### EXERCISE INSTRUCTIONS:
Would you return the run of lines that starts at the one with "Write the matplotlib code for this chart." and ends at the one with "x = [1, 2, 3, 4, 5, 6, 7, 8, 9, 10]", ends included, exactly as written and without the images?

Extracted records
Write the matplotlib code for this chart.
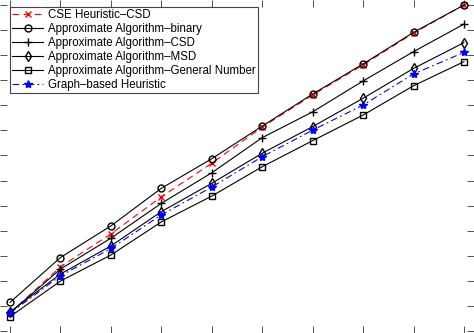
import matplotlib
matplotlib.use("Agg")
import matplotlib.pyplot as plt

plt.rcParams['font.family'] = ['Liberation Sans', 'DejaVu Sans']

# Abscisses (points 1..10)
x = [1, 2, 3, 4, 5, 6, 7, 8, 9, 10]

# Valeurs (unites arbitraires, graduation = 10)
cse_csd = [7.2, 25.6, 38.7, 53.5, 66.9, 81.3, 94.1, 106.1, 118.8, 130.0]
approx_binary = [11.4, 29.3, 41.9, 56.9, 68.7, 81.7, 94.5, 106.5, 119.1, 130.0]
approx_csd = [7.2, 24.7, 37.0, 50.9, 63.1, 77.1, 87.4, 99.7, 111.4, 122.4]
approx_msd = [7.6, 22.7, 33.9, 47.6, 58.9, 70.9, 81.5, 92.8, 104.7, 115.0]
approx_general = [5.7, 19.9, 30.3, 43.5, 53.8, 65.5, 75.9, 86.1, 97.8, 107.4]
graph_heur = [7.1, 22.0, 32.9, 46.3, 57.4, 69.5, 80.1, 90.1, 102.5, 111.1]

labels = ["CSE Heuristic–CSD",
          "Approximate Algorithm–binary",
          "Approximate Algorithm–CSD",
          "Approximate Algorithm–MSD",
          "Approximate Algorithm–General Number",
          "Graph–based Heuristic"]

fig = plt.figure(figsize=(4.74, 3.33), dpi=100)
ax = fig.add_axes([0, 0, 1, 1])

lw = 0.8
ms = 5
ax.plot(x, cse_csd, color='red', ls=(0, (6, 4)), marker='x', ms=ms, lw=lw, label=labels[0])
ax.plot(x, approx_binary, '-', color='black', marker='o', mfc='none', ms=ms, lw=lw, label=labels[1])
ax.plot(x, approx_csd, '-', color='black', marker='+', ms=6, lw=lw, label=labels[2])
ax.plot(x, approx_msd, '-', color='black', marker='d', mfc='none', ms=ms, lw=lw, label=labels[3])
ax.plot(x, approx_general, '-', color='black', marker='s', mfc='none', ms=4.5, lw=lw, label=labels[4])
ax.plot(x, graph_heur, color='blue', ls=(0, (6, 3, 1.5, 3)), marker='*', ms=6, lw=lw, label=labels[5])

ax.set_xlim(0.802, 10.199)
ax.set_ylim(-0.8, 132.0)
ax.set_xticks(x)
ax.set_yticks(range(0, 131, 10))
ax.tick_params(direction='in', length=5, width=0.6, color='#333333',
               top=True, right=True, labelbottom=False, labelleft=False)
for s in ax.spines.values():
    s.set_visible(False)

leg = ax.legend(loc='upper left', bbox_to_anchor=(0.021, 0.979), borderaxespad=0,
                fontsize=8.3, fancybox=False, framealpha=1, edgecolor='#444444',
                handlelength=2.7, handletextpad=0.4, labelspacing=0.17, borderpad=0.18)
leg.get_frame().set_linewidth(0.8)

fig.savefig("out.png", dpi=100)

--

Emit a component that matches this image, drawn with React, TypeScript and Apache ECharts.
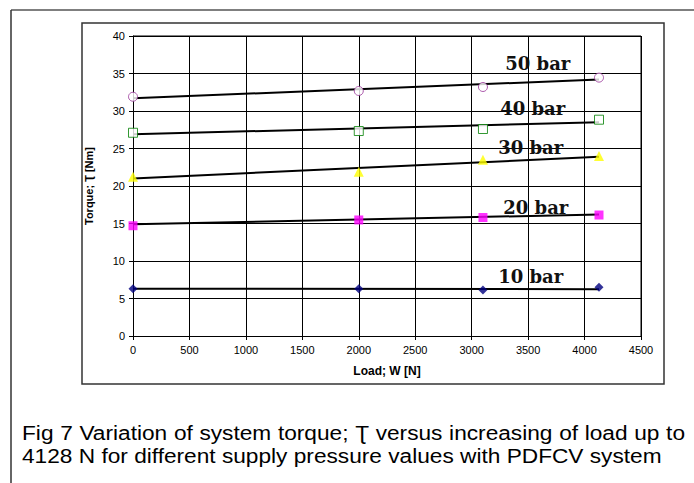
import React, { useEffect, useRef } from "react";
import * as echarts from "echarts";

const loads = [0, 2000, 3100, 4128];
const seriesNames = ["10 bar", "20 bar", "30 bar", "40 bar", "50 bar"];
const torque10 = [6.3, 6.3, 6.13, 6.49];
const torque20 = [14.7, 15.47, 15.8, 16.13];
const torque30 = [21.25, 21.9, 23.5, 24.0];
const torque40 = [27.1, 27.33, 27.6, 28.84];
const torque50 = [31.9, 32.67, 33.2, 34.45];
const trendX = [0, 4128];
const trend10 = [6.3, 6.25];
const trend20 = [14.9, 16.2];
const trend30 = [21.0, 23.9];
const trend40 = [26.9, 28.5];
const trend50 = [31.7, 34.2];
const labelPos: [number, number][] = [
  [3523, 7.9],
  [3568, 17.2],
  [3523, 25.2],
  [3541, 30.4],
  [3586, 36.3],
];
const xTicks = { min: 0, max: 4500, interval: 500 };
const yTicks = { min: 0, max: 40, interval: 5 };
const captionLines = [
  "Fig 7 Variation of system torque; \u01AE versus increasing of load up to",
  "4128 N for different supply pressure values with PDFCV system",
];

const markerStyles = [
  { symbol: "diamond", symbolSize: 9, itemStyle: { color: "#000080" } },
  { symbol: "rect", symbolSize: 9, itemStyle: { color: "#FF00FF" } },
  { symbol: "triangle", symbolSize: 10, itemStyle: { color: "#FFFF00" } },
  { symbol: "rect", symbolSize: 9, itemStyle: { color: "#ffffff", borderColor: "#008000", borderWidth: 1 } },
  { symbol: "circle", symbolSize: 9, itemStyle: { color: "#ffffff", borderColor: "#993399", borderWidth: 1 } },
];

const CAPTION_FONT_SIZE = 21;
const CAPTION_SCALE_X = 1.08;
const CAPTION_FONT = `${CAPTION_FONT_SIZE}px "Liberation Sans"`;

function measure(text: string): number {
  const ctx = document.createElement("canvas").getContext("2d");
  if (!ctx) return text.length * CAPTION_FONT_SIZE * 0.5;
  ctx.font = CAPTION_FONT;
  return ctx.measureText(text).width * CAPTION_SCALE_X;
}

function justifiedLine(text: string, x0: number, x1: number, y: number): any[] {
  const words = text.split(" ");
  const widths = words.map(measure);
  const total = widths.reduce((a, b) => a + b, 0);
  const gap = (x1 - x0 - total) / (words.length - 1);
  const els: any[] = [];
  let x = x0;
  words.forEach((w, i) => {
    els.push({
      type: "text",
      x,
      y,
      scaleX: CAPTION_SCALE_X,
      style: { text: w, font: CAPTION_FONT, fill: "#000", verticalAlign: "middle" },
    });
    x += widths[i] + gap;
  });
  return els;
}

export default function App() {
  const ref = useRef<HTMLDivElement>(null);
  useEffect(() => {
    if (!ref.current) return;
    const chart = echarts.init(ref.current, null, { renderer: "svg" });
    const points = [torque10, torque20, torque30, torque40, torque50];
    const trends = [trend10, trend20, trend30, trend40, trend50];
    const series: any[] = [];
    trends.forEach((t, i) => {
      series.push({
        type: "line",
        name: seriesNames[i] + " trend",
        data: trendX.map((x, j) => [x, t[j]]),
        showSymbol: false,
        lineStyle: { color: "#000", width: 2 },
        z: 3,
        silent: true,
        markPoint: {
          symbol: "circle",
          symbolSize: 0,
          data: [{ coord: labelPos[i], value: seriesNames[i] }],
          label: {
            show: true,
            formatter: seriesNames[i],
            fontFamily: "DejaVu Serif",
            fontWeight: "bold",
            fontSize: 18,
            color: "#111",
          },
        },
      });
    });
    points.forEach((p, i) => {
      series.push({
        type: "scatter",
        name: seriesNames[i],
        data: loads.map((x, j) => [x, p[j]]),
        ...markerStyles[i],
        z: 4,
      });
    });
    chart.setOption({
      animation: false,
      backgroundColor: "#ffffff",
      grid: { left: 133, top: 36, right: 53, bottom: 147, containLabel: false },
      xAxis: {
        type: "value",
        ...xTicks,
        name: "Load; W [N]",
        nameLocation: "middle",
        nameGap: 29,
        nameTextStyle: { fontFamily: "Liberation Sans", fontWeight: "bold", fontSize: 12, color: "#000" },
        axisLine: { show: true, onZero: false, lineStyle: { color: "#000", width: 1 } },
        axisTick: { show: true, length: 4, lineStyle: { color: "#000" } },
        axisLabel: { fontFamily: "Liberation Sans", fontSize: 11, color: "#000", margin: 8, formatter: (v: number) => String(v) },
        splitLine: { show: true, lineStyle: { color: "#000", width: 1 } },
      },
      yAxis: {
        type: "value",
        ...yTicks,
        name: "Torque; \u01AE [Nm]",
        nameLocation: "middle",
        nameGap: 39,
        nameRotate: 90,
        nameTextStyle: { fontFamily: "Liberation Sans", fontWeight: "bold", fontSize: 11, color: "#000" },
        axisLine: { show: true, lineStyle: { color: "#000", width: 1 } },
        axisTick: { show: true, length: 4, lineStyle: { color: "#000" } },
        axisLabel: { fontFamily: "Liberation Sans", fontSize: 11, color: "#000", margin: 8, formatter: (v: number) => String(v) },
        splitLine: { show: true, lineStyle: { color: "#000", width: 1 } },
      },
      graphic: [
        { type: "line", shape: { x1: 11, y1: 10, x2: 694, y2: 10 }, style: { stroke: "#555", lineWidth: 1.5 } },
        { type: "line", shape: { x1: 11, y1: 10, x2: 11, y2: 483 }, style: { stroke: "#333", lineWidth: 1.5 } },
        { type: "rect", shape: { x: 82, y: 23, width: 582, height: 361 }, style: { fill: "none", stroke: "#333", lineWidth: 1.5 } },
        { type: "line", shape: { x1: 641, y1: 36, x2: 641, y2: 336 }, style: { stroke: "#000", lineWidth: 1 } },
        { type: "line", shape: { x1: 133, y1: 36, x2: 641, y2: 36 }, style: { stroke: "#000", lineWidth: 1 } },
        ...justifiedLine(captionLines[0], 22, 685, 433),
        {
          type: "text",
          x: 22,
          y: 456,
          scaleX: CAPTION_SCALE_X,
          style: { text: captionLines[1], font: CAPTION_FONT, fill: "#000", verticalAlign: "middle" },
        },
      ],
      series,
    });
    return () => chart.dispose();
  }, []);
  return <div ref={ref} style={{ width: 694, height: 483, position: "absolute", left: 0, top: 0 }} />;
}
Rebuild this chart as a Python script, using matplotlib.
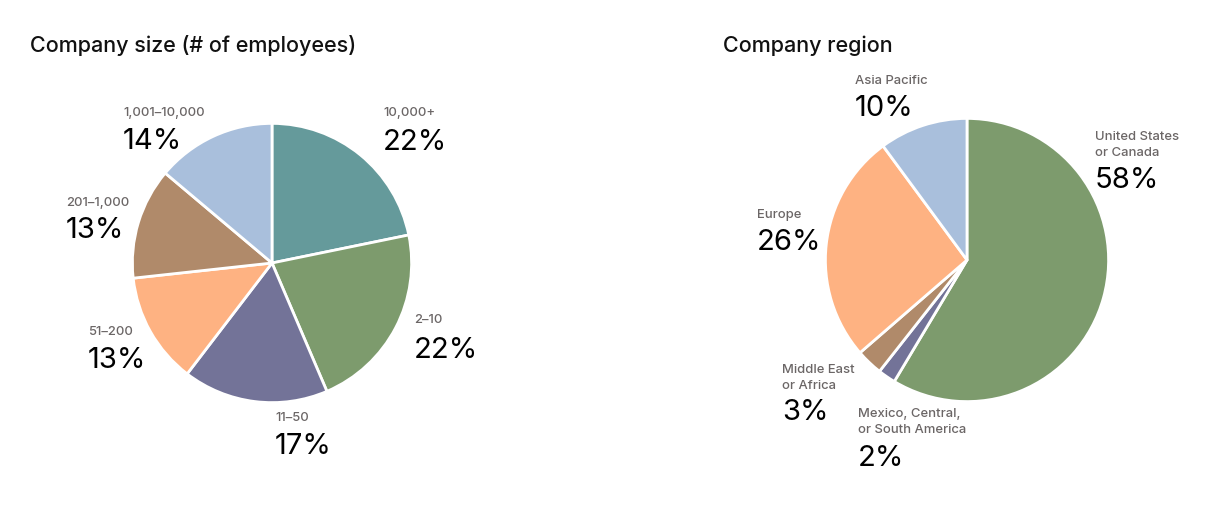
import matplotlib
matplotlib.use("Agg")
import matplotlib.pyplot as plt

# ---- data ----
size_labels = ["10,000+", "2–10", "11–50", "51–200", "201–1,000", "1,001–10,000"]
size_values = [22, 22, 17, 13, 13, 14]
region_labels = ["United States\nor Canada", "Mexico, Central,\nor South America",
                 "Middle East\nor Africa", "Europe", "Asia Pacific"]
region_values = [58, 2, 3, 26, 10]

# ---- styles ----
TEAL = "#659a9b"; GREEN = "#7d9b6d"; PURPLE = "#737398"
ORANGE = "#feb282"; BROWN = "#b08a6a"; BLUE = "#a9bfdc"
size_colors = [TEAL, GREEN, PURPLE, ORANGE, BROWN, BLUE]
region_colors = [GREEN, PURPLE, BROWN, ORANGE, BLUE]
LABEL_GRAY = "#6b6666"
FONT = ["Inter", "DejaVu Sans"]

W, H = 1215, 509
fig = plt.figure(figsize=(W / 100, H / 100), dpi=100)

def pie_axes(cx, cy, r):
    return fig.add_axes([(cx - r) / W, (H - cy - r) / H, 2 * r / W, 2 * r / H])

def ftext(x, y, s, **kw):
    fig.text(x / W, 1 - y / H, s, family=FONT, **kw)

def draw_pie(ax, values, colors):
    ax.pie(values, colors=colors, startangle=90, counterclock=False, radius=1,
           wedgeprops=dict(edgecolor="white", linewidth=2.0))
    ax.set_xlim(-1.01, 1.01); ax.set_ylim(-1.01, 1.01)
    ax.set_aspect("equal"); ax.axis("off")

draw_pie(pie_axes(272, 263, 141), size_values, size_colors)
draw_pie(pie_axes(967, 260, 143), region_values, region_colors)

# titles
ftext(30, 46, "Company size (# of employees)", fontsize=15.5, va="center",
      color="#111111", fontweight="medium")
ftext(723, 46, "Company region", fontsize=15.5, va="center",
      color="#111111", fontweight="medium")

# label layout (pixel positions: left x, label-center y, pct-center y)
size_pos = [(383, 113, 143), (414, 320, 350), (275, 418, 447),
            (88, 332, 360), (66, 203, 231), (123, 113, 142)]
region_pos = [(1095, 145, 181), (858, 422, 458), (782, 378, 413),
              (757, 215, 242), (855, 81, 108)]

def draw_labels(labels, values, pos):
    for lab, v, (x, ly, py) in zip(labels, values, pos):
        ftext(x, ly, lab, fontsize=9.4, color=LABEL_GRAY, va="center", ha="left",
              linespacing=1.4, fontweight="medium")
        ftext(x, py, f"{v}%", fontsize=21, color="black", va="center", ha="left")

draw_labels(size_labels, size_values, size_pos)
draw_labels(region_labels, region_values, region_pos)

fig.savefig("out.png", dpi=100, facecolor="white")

--

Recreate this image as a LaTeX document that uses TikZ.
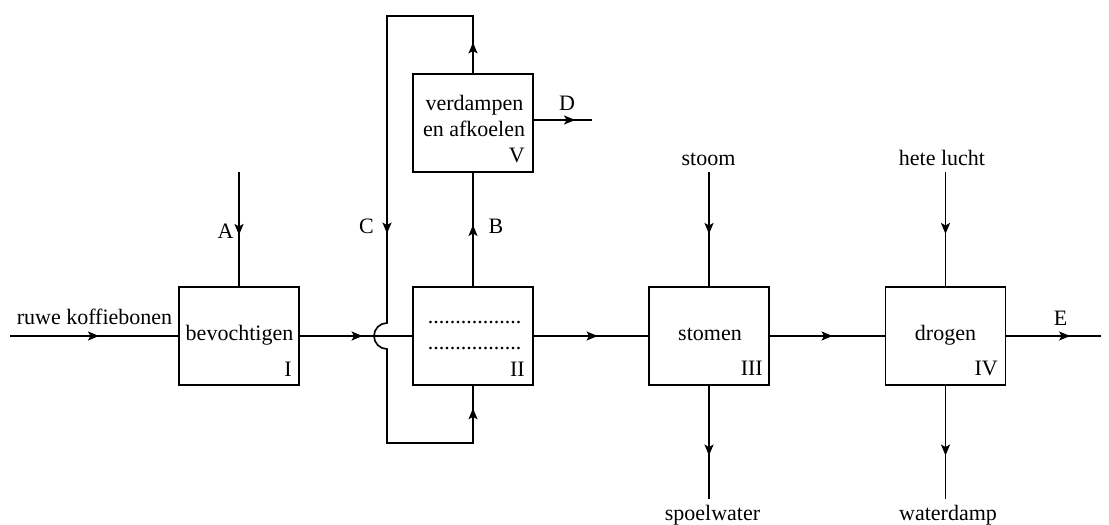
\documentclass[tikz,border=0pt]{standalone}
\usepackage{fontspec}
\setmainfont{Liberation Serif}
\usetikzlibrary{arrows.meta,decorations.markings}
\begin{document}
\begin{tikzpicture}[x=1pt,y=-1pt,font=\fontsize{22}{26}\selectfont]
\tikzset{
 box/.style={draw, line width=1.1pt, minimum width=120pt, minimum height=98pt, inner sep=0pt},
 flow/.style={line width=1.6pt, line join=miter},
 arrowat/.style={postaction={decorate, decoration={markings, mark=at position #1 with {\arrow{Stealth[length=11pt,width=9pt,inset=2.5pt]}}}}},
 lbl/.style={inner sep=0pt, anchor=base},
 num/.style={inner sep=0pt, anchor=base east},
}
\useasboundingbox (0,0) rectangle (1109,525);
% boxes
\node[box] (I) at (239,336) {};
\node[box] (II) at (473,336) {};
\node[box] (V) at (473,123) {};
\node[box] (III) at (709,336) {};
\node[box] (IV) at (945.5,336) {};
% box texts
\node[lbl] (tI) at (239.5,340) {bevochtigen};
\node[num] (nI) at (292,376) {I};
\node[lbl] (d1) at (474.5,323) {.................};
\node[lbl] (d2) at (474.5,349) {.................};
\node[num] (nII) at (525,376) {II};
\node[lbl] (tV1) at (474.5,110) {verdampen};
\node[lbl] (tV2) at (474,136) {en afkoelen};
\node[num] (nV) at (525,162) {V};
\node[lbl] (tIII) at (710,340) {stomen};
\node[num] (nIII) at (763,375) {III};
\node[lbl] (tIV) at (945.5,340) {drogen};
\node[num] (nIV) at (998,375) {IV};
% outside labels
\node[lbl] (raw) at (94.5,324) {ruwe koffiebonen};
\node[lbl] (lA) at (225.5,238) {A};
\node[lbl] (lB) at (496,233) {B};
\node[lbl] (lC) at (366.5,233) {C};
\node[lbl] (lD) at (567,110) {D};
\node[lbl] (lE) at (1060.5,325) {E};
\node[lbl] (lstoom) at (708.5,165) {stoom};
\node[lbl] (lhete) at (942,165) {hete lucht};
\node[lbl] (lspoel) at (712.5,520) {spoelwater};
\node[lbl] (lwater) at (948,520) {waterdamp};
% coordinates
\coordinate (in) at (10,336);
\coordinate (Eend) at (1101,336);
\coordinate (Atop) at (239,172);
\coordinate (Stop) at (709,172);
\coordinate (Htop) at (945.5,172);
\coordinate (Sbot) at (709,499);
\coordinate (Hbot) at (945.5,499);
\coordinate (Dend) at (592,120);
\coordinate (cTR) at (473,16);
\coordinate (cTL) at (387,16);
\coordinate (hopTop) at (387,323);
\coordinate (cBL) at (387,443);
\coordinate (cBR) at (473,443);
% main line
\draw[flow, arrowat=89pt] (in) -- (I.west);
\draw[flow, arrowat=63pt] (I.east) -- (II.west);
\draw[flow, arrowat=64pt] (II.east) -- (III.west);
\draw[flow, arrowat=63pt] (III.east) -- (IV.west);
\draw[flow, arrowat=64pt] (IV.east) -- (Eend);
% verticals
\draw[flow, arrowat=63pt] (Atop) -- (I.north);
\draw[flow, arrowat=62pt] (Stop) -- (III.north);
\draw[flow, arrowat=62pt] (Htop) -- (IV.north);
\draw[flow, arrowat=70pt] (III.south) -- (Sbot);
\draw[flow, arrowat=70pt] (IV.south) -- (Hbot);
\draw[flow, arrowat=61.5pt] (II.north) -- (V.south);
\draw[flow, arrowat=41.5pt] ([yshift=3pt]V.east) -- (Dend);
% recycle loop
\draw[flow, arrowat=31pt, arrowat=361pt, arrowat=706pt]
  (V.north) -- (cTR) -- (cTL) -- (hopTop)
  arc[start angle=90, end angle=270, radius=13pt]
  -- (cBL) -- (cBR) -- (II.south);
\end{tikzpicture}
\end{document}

### RESULT OF THIS EXERCISE:
Write the matplotlib code for this chart.
import matplotlib
matplotlib.use("Agg")
import matplotlib.pyplot as plt

plt.rcParams['font.family'] = ['Liberation Sans', 'DejaVu Sans']

# Abscisses (points 1..10)
x = [1, 2, 3, 4, 5, 6, 7, 8, 9, 10]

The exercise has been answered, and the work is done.